Низший слой этой буржуазии объединял мелких скромных торговцев, нередко нуждавшихся, в чьих руках почти полностью находилась продажа предметов потребления. К этой категории относились портные и те, кто давал напрокат готовое платье, торговцы очками, лудильщики, точильщики, цветочники, короче, все, кто держал лавку или мастерскую, отводя под нее нижний этаж своего дома или часть двора. Продажа продуктов питания производилась в специализированных лавках. Мясо, хлеб, пирожки и торты продавали мясники, пекари и кондитеры; пряности и вино — аптекари, фрукты и овощи — зеленщики. В бакалейных лавках покупателю предлагались соль, мыло, сухофрукты, масло и сыр. Владельцы всех этих заведений не имели оснований рассчитывать на продвижение по социальной лестнице.

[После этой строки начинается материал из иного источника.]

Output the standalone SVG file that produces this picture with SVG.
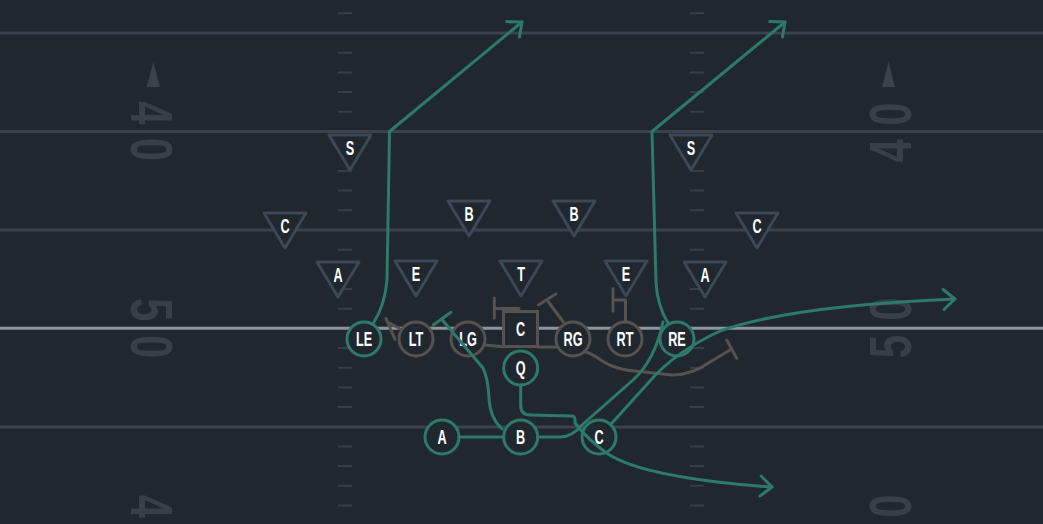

Представители свободных профессий не составляли особой группы. Проповедники и преподаватели, медики, адвокаты и нотариусы отличались от остальных людей скорее родом занятий, нежели происхождением. Однако их ряды пополнялись далеко не всегда на основе отбора по способностям. Возникали некоторые элементы кастовости. Эскулапы, как правило, принадлежали к крупной буржуазии, если не к новой аристократии. Проповедники же относились к самым низшим слоям общества. В целом нидерландская «интеллигенция» происходила из буржуазных кругов, унаследовав особенности их мышления и образа жизни. В результате получалась смесь добродушия и кастовости, учености и узости суждений, небрежности и чинности. Титулы, дипломы и знание латинского языка объединяли этих образованных бюргеров в социальную группу, уделявшую особое внимание своему профессиональному достоинству, но в то же время раздираемую изнутри завистью и соперничеством. В нее входили, по сути, добропорядочные мещане, нередко довольно тихого нрава, непритязательные, любившие банкеты и легко напивавшиеся в стельку подобно Бодию, чьи выходки возмущали спокойствие коллег по Лейденскому университету. В те же годы изобретатель микроскопа ученый-эмпирик Левенгук так и не был принят на университетскую кафедру, — незнание латинского и иностранных языков явилось для него неодолимой преградой. Он не сумел подняться выше должности мелкого чиновника города Делфта.
Ниже мелкой буржуазии, отделенная от нее довольно размытой границей, располагалась огромная, экономически нестабильная масса тех, кто жил в постоянной нужде. Во времена, когда Нидерланды считались самой богатой страной Европы, на «чернь» не приходилось практически никакой доли национального капитала. Хотя экономическое и социальное развитие породило новые группы и обособило интересы этих групп, пролетариат по-прежнему отличался тем, что его почти не коснулось пуританство буржуазных нравов. При этом рабочие, слуги, простой грубоватый народ с грошовым заработком поражали иностранцев своей любезностью и добродушием.
Спросите в большом городе дорогу у какой-нибудь служанки или разносчика. К вам выйдут на порог, бросив свои дела, и чуть ли не за руку отведут до нужного места. Но при этом простой народ был ужасно жаден до наживы. Возможность немедленной выгоды взбудораживала целый квартал. Трактирщики, кучера, привратники, торговцы вразнос пытались содрать с незнакомого клиента по максимуму, невзирая на существующие расценки. Иностранцы были вынуждены постоянно защищаться от таких вымогательств. Некоторых это крайне раздражало — хотя подобные нравы были свойственны всей Европе в целом, нидерландцы выглядели скаредными, алчными и просто влюбленными в деньги. Даже их скромность и непритязательность казались следствием все той же скупости.
Ко всему прочему, нидерландцы любили подраться. Верно, у богачей дуэли, кстати, запрещенные законом, случались довольно редко (в эти игры играли лишь офицеры да студенты), зато крестьяне, рабочие и моряки дрались отчаянно и обычно из-за какого-нибудь пустяка. Нередко драка переходила в поножовщину. Блестели клинки, текла кровь, полиция закрывала на все это глаза, а судьи, несмотря на законы, каравшие потасовки тюремным заключением или крупным штрафом, проявляли крайнюю снисходительность.